About Yona Friedman. People’s Architecture


The catalog About Yona Friedman. People’s Architecture was published to coincide with the exhibition Yona Friedman. Mobile Architecture, People’s Architecture hosted from June 23rd to October 29th 2017 at MAXXI in Rome in collaboration with the Power Station of Art in Shanghai.

While this publication of course “accompanied” the exhibition in a chronological sense, it was also intended to accompany visitors to the museum in a quite literal, physical way, too; as it guided them through the exhibition’s itinerary.

Yona Friedman is a critical and passionate avant-garde architect known for transforming elementary materials into mobile structures with the participation of the people who will live in or use them. Effectively, then, Friedman’s desire is that occupants become builders of the “Irregular Structures” of their own ideal world.

Friedman conceived of “L’Architecture Mobile” in the 1950s, focusing on the important role that architectural education and freedom play in the creative process. His manifesto entertains the utopian idea that the only people qualified to design an appropriate habitat for a building’s occupants are those very occupants themselves.
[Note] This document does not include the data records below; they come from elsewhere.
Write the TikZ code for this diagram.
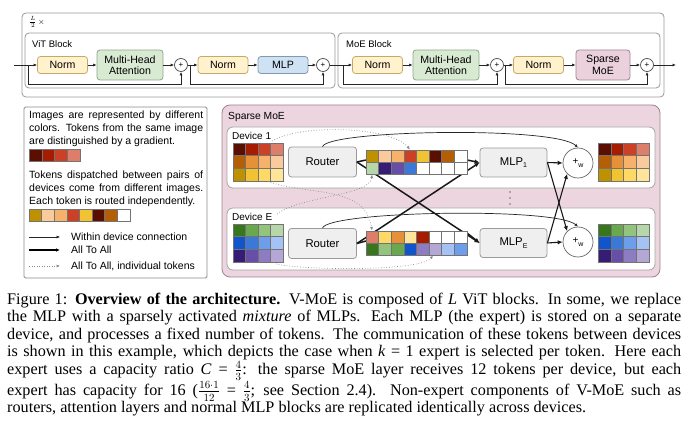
\documentclass[tikz,border=0pt]{standalone}
\usepackage{fontspec}
\setmainfont{Liberation Serif}
\setsansfont{Liberation Sans}
\usetikzlibrary{arrows.meta,calc}
\definecolor{c1}{HTML}{5B0F00}\definecolor{c2}{HTML}{A61C00}\definecolor{c3}{HTML}{CC4125}\definecolor{c4}{HTML}{DD7E6B}
\definecolor{o1}{HTML}{B45F06}\definecolor{o2}{HTML}{E69138}\definecolor{o3}{HTML}{F6B26B}\definecolor{o4}{HTML}{F9CB9C}
\definecolor{y1}{HTML}{BF9000}\definecolor{y2}{HTML}{F1C232}\definecolor{y3}{HTML}{FFD966}\definecolor{y4}{HTML}{FFE599}
\definecolor{g1}{HTML}{38761D}\definecolor{g2}{HTML}{6AA84F}\definecolor{g3}{HTML}{93C47D}\definecolor{g4}{HTML}{B6D7A8}
\definecolor{b1}{HTML}{1155CC}\definecolor{b2}{HTML}{3C78D8}\definecolor{b3}{HTML}{6D9EEB}\definecolor{b4}{HTML}{A4C2F4}
\definecolor{p1}{HTML}{351C75}\definecolor{p2}{HTML}{674EA7}\definecolor{p3}{HTML}{8E7CC3}\definecolor{p4}{HTML}{B4A7D6}
\definecolor{wh}{HTML}{FFFFFF}
\definecolor{normfill}{HTML}{FFF2CC}\definecolor{normdraw}{HTML}{C8A867}
\definecolor{mhafill}{HTML}{D9EAD3}\definecolor{mhadraw}{HTML}{8FA88A}
\definecolor{mlpfill}{HTML}{CFE2F3}\definecolor{mlpdraw}{HTML}{8098B0}
\definecolor{smoefill}{HTML}{EAD1DC}\definecolor{smoedraw}{HTML}{9E8592}
\definecolor{grayfill}{HTML}{EFEFEF}\definecolor{graydraw}{HTML}{9A9A9A}
\definecolor{bigpink}{HTML}{ECD5DE}
\newcommand\tokrow[5]{\foreach \col [count=\i from 0] in {#5} {\filldraw[fill=\col,draw=black!55,line width=0.35pt] ({#1+\i*#3},{#2}) rectangle ++(#3,#4);}}
\begin{document}
\begin{tikzpicture}[x=1pt,y=-1pt,
  every node/.style={font=\sffamily},
  blk/.style={draw, rounded corners=3pt, line width=0.8pt, inner sep=0pt, align=center, font=\sffamily\fontsize{10.6}{11.5}\selectfont},
  normbox/.style={blk, fill=normfill, draw=normdraw, minimum width=50pt, minimum height=17pt},
  mhabox/.style={blk, fill=mhafill, draw=mhadraw, minimum width=66pt, minimum height=30pt},
  mlpbox/.style={blk, fill=mlpfill, draw=mlpdraw, minimum width=50pt, minimum height=17pt},
  smoebox/.style={blk, fill=smoefill, draw=smoedraw, minimum width=54pt, minimum height=30pt},
  graybox/.style={blk, fill=grayfill, draw=graydraw, minimum width=68pt, minimum height=30pt, font=\sffamily\fontsize{11.3}{12}\selectfont},
  plusc/.style={draw=black!70, fill=white, circle, minimum size=13pt, inner sep=0pt, line width=0.7pt, font=\sffamily\fontsize{8}{8}\selectfont},
  pluswc/.style={draw=black!60, fill=white, circle, minimum size=30pt, inner sep=0pt, line width=0.7pt, font=\sffamily\fontsize{10}{10}\selectfont},
  arr/.style={-{Latex[length=3.5pt,width=3pt]}, line width=0.7pt, black!85},
  thk/.style={-{Latex[length=5pt,width=4.5pt]}, line width=1.5pt, black!90},
  thkline/.style={line width=1.5pt, black!90},
  dotarr/.style={-{Latex[length=3.5pt,width=3pt]}, dotted, line width=0.7pt, black!45},
  lbl/.style={font=\sffamily\fontsize{10.3}{11}\selectfont, inner sep=0pt, anchor=west},
  legtxt/.style={anchor=north west, inner sep=0pt, text width=174pt, align=justify, font=\sffamily\fontsize{10.5}{13}\selectfont},
  contbox/.style={draw=graydraw, line width=0.8pt, rounded corners=4pt}
]
\useasboundingbox (0,0) rectangle (688,435);
\fill[white] (0,0) rectangle (688,435);

% ---------- top row ----------
\draw[contbox, draw=black!40] (22,13) rectangle (664,97);
\node[lbl, font=\sffamily\fontsize{8}{9}\selectfont] at (29,22) {$\frac{L}{2}$\,$\times$};
\draw[contbox] (25,33) rectangle (335,88);
\draw[contbox] (338,33) rectangle (660,88);
\node[lbl, font=\sffamily\fontsize{9.5}{11}\selectfont] at (32,44) {ViT Block};
\node[lbl, font=\sffamily\fontsize{9.5}{11}\selectfont] at (346,44) {MoE Block};

\coordinate (in) at (14,65);
\coordinate (out) at (676,65);
\node[normbox] (n1) at (62.5,65) {Norm};
\node[mhabox] (mha1) at (130,65) {Multi-Head\\Attention};
\node[plusc] (pl1) at (181,65) {+};
\node[normbox] (n2) at (223,65) {Norm};
\node[mlpbox] (mlp) at (283,65) {MLP};
\node[plusc] (pl2) at (323,65) {+};
\node[normbox] (n3) at (377.5,65) {Norm};
\node[mhabox] (mha2) at (446,65) {Multi-Head\\Attention};
\node[plusc] (pl3) at (497,65) {+};
\node[normbox] (n4) at (538.5,65) {Norm};
\node[smoebox] (smoe) at (603,65) {Sparse\\MoE};
\node[plusc] (pl4) at (647,65) {+};

\draw[arr] (in) -- (n1);
\draw[arr] (n1) -- (mha1);
\draw[arr] (mha1) -- (pl1);
\draw[arr] (pl1) -- (n2);
\draw[arr] (n2) -- (mlp);
\draw[arr] (mlp) -- (pl2);
\draw[arr] (pl2) -- (n3);
\draw[arr] (n3) -- (mha2);
\draw[arr] (mha2) -- (pl3);
\draw[arr] (pl3) -- (n4);
\draw[arr] (n4) -- (smoe);
\draw[arr] (smoe) -- (pl4);
\draw[arr] (pl4) -- (out);
\coordinate (r1) at (28,65);
\coordinate (r2) at (190,65);
\coordinate (r3) at (343,65);
\coordinate (r4) at (505,65);
\draw[arr] (r1) |- (181,84) -- (pl1.south);
\draw[arr] (r2) |- (323,84) -- (pl2.south);
\draw[arr] (r3) |- (497,84) -- (pl3.south);
\draw[arr] (r4) |- (647,84) -- (pl4.south);

% ---------- legend ----------
\draw[draw=black!45, line width=0.8pt, rounded corners=1.5pt] (24,107) rectangle (207,278);
\node[legtxt] (lt1) at (29,111)
 {Images are represented by different\linebreak colors. Tokens from the same image\linebreak are distinguished by a gradient.};
\tokrow{29}{149.5}{12.7}{12}{c1,c2,c3,c4}
\node[legtxt] (lt2) at (29,171)
 {Tokens dispatched between pairs of\linebreak devices come from different images.\linebreak Each token is routed independently.};
\tokrow{29}{209}{12.6}{12}{y1,o4,o3,c3,y2,c1,o1,wh}
\coordinate (la1) at (29,237); \coordinate (lb1) at (60,237);
\coordinate (la2) at (29,250); \coordinate (lb2) at (60,250);
\coordinate (la3) at (29,266); \coordinate (lb3) at (60,266);
\draw[arr, line width=0.5pt] (la1) -- (lb1);
\draw[-{Latex[length=4pt,width=3.5pt]}, line width=1.3pt] (la2) -- (lb2);
\draw[dotarr, line width=0.5pt] (la3) -- (lb3);
\node[lbl, font=\sffamily\fontsize{10.5}{11}\selectfont] at (71,237) {Within device connection};
\node[lbl, font=\sffamily\fontsize{10.5}{11}\selectfont] at (71,250) {All To All};
\node[lbl, font=\sffamily\fontsize{10.5}{11}\selectfont] at (71,266) {All To All, individual tokens};

% ---------- sparse MoE ----------
\draw[draw=smoedraw, fill=bigpink, line width=0.8pt, rounded corners=8pt] (222,105) rectangle (660,277);
\node[lbl] at (228,117) {Sparse MoE};
\draw[draw=black!35, fill=white, line width=0.8pt, rounded corners=6pt] (227,127) rectangle (655,188);
\draw[draw=black!35, fill=white, line width=0.8pt, rounded corners=6pt] (227,208) rectangle (655,270);
\node[lbl, font=\sffamily\fontsize{10}{11}\selectfont] at (232,136) {Device 1};
\node[lbl, font=\sffamily\fontsize{10}{11}\selectfont] at (232,217) {Device E};
\fill[black!55] (510,192) circle (0.9pt) (510,198) circle (0.9pt) (510,204) circle (0.9pt);

\node[graybox] (rt1) at (322.5,162) {Router};
\node[graybox] (rtE) at (322.5,243.5) {Router};
\node[graybox, minimum width=67pt, minimum height=29pt] (m1) at (513.5,162.5) {MLP\raisebox{-2.5pt}{\fontsize{7}{7}\selectfont 1}};
\node[graybox, minimum width=67pt, minimum height=29pt] (mE) at (513.5,243) {MLP\raisebox{-2.5pt}{\fontsize{7}{7}\selectfont E}};
\node[pluswc] (w1) at (578,163) {+\raisebox{-3pt}{\fontsize{7}{7}\selectfont w}};
\node[pluswc] (wE) at (578,242) {+\raisebox{-3pt}{\fontsize{7}{7}\selectfont w}};

% buffers (named anchors)
\coordinate (b1w) at (366,160);
\coordinate (b1e) at (467,160);
\coordinate (bEw) at (366,241);
\coordinate (bEe) at (467,233);

% thick all-to-all connections
\draw[thkline] (rt1.east) -- (b1w);
\draw[thkline] (rtE.east) -- (bEw);
\draw[thk] (rt1.east) -- (mE.west);
\draw[thk] (rtE.east) -- (m1.west);
\draw[thk] (b1e) -- (m1.west);
\draw[thk] (bEe) -- (mE.west);
\draw[thk, line width=1.1pt] (m1.east) -- (w1.west);
\draw[thk, line width=1.1pt] (mE.east) -- (wE.west);
\draw[thk, line width=1.1pt] (m1.east) -- (wE.north west);
\draw[thk, line width=1.1pt] (mE.east) -- (w1.south west);

% within-device curved arrows
\draw[arr] (rt1.north) .. controls (328,130) and (555,126) .. (w1.north);
\draw[arr] (rtE.north) .. controls (328,211) and (555,207) .. (wE.north);

% token grids
\tokrow{233}{143}{12.5}{12.67}{c1,c2,c3,c4}
\tokrow{233}{155.67}{12.5}{12.67}{o1,o2,o3,o4}
\tokrow{233}{168.33}{12.5}{12.67}{y1,y2,y3,y4}
\tokrow{233}{224}{12.5}{12.67}{g1,g2,g3,g4}
\tokrow{233}{236.67}{12.5}{12.67}{b1,b2,b3,b4}
\tokrow{233}{249.33}{12.5}{12.67}{p1,p2,p3,p4}
\tokrow{598}{143}{12.75}{12.67}{c1,c2,c3,c4}
\tokrow{598}{155.67}{12.75}{12.67}{o1,o2,o3,o4}
\tokrow{598}{168.33}{12.75}{12.67}{y1,y2,y3,y4}
\tokrow{598}{224}{12.75}{12.67}{g1,g2,g3,g4}
\tokrow{598}{236.67}{12.75}{12.67}{b1,b2,b3,b4}
\tokrow{598}{249.33}{12.75}{12.67}{p1,p2,p3,p4}
% buffers
\tokrow{366}{150}{12.6}{12}{y1,o4,o3,c3,y2,c1,o1,wh}
\tokrow{366}{162}{12.6}{12}{g4,p1,p2,b2,wh,wh,wh,wh}
\tokrow{366}{231}{12.6}{12}{c4,y3,o2,y4,c2,wh,wh,wh}
\tokrow{366}{243}{12.6}{12}{g1,g3,g2,b1,p3,p4,b4,b3}

% individual token dotted arrows
\coordinate (d1s) at (272,141);
\coordinate (d1t) at (410,149.5);
\coordinate (d2s) at (268,181.5);
\coordinate (d2t) at (372,230.5);
\coordinate (d3s) at (277,214);
\coordinate (d3t) at (372,174.5);
\coordinate (d4s) at (276,264);
\coordinate (d4t) at (433,255.5);
\draw[dotarr] (d1s) .. controls (300,124) and (390,126) .. (d1t);
\draw[dotarr] (d2s) .. controls (310,196) and (365,185) .. (d2t);
\draw[dotarr] (d3s) .. controls (300,196) and (370,196) .. (d3t);
\draw[dotarr] (d4s) .. controls (300,270) and (420,272) .. (d4t);

% ---------- caption ----------
\node[anchor=north west, inner sep=0pt, text width=674pt, align=justify, font=\rmfamily\fontsize{16.2}{17.3}\selectfont] (cap) at (7,293)
{\hyphenpenalty=10000\exhyphenpenalty=10000 Figure 1: \textbf{Overview of the architecture.} V-MoE is composed of \textit{L} ViT blocks. In some, we replace\linebreak
the MLP with a sparsely activated \textit{mixture} of MLPs. Each MLP (the expert) is stored on a separate\linebreak
device, and processes a fixed number of tokens. The communication of these tokens between devices\linebreak
is shown in this example, which depicts the case when \textit{k} = 1 expert is selected per token. Here each\linebreak
expert uses a capacity ratio \textit{C} = $\frac{4}{3}$: the sparse MoE layer receives 12 tokens per device, but each\linebreak
expert has capacity for 16 ($\frac{16\cdot1}{12}$ = $\frac{4}{3}$; see Section 2.4). Non-expert components of V-MoE such as\linebreak
routers, attention layers and normal MLP blocks are replicated identically across devices.};
\end{tikzpicture}
\end{document}
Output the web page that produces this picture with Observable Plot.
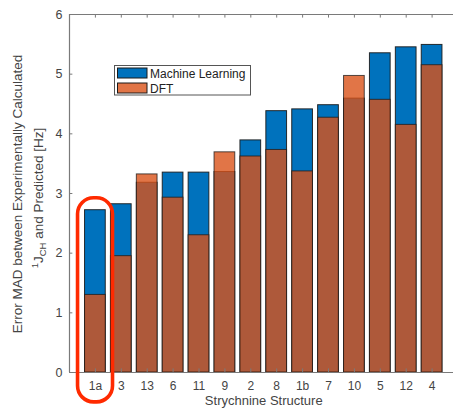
<!DOCTYPE html>
<html><head><meta charset="utf-8">
<script src="https://cdn.jsdelivr.net/npm/d3@7"></script>
<script src="https://cdn.jsdelivr.net/npm/@observablehq/plot@0.6"></script>
<style>
body{margin:0;background:#fff;overflow:hidden}
#chart{position:relative;width:453px;height:408px;overflow:hidden}
</style>
</head><body><div id="chart"></div>
<script>
const structures = ["1a","3","13","6","11","9","2","8","1b","7","10","5","12","4"];
const machineLearning = [2.72,2.82,3.18,3.35,3.35,3.36,3.89,4.38,4.41,4.48,4.59,5.35,5.45,5.49];
const dft = [1.30,1.95,3.32,2.93,2.30,3.69,3.62,3.73,3.37,4.27,4.97,4.57,4.15,5.15];
const yTicks = [0,1,2,3,4,5,6];
const seriesNames = ["Machine Learning","DFT"];
const seriesColors = ["#0072BD","#D95319"];
const highlighted = "1a";
const xLabel = "Strychnine Structure";

const rows = structures.map((s,i)=>({s, i: i+1, ml: machineLearning[i], dft: dft[i]}));
const xTicks = rows.map(r=>r.i);
const axisColor = "#7a7a7a";
const textColor = "#444";
const font = "'Liberation Sans', Arial, Helvetica, sans-serif";
const hl = rows.find(r=>r.s===highlighted);

const plot = Plot.plot({
  width: 453, height: 408,
  marginLeft: 69, marginRight: 0, marginTop: 14, marginBottom: 36,
  style: {fontFamily: font, background: "#fff", color: textColor},
  x: {type: "linear", domain: [0, 15], range: [69, 457.5]},
  y: {domain: [0, 6], range: [372, 14]},
  marks: [
    Plot.rectY(rows, {x1: d=>d.i-0.4, x2: d=>d.i+0.4, y1: 0, y2: "ml", fill: seriesColors[0], stroke: "#1a1a1a", strokeWidth: 1, strokeOpacity: 0.9}),
    Plot.rectY(rows, {x1: d=>d.i-0.4, x2: d=>d.i+0.4, y1: 0, y2: "dft", fill: seriesColors[1], fillOpacity: 0.8, stroke: "#1a1a1a", strokeWidth: 1, strokeOpacity: 0.75}),
    Plot.ruleY([0,6], {x1: 0, x2: 15, stroke: axisColor, strokeWidth: 1.2}),
    Plot.ruleX([0], {y1: 0, y2: 6, stroke: axisColor, strokeWidth: 1.2}),
    Plot.ruleX(xTicks, {x: d=>d, y1: 0, y2: 0.06, stroke: axisColor}),
    Plot.ruleX(xTicks, {x: d=>d, y1: 6, y2: 5.94, stroke: axisColor}),
    Plot.ruleY(yTicks, {y: d=>d, x1: 0, x2: 0.13, stroke: axisColor}),
    Plot.axisX(xTicks, {tickSize: 0, tickPadding: 9, tickFormat: i=>structures[i-1], fontSize: 12, label: null}),
    Plot.axisY(yTicks, {tickSize: 0, tickPadding: 7, tickFormat: d=>String(d), fontSize: 12.5, label: null}),
    Plot.text([xLabel], {x: 7.5, y: 0, dy: 28, text: d=>d, fontSize: 13, fill: textColor, lineAnchor: "middle"}),
    Plot.rect([hl], {x1: d=>d.i-0.67, x2: d=>d.i+0.68, y1: -0.5, y2: d=>d.ml+0.2, rx: 16, fill: "none", stroke: "#ff2a00", strokeWidth: 3.6})
  ]
});

const svg = d3.select(plot);
// y-axis label (two lines with sub/superscript)
const yl = svg.append("g").attr("font-family", font).attr("font-size", 13.5).attr("fill", textColor).attr("text-anchor", "middle");
yl.append("text").attr("transform", "translate(22,194) rotate(-90)").text("Error MAD between Experimentally Calculated");
const t2 = yl.append("text").attr("transform", "translate(43,198) rotate(-90)");
t2.append("tspan").attr("font-size", 9.5).attr("dy", -5).text("1");
t2.append("tspan").attr("dy", 5).text("J");
t2.append("tspan").attr("font-size", 9.5).attr("dy", 3).text("CH");
t2.append("tspan").attr("dy", -3).text(" and Predicted [Hz]");

// legend
const lg = svg.append("g").attr("font-family", font).attr("font-size", 12).attr("fill", "#222").attr("text-anchor", "start");
lg.append("rect").attr("x", 114.5).attr("y", 65.5).attr("width", 136).attr("height", 29.5).attr("fill", "#fff").attr("stroke", "#555").attr("stroke-width", 1);
seriesNames.forEach((name, k) => {
  const y = 68 + k*15;
  lg.append("rect").attr("x", 117.5).attr("y", y).attr("width", 29.5).attr("height", 10)
    .attr("fill", seriesColors[k]).attr("fill-opacity", k ? 0.8 : 1).attr("stroke", "#1a1a1a").attr("stroke-width", 1);
  lg.append("text").attr("x", 150).attr("y", y + 9.5).attr("text-anchor", "start").text(name);
});

document.getElementById("chart").appendChild(plot);
</script>
</body></html>
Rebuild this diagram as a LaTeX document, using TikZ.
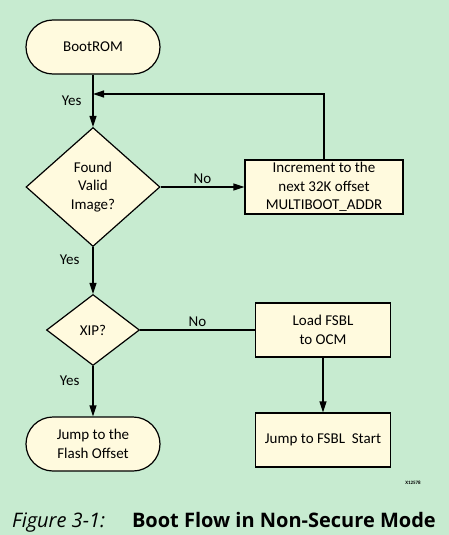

Friedman’s “mobile architecture” seeks to give people just such an opportunity, providing them with easy to follow instructions for building their own homes. He employs a primitive, universal visual language, juxtaposing these instructions with stylized freehand drawings: offering us the possibility to complete the architectural process ourselves through our own spontaneous experimentation. Although his designs are often somewhat eccentric and utopian, he speaks of simplicity and accessibility, and his projects are intended to meet the most primordial of human needs. Indeed, while Friedman is an architect, it is not architecture, but always human beings, who take center stage in his work.

As Friedman himself has stated:

“(1) The three preconditions for People’s Architecture: (2) It must make use of inexpensive elements (3) It must be easy to assemble, at a do it yourself level (4) It must be easy to disassemble and reassemble (1) Mobile Architecture implies a trial and error process (2) It is the layman’s planning procedure (3) It starts with improvisation (4) and it continues with improvisation (1) Irregular Structures were conceived for the layman–improvisator (2) They can be shaped by hand (most of them) (3) They don’t involve exactitude of execution (4) But they can be objects of art”.

Taking the above preconditions as our starting point, we opted to develop the publication as a simple DIY-style project: designing the catalog with a lo-fi, self-published feel, save for the positioning of all elements in a rigid grid format. Additionally, we tried express the feeling of spontaneous creative activity by designing footnotes that are like connecting joints grafted onto the grid system. The purpose of this was to create the maximum degree of tension between the main bodies of text and their footnotes. The margins of the notes are narrower towards the top, and this visual device serves to create the impression of a link between prefabricated elements and collective grassroots craftsmanship.

The book was designed almost entirely in black and white. The only exception being Friedman’s hand-drawn images, which were mostly featured as double-page spreads. We chose a grotesque typeface as the main font, maintaining a consistent weight and size of type throughout the book. We then combined this with a second typeface which was used only for footnotes and captions.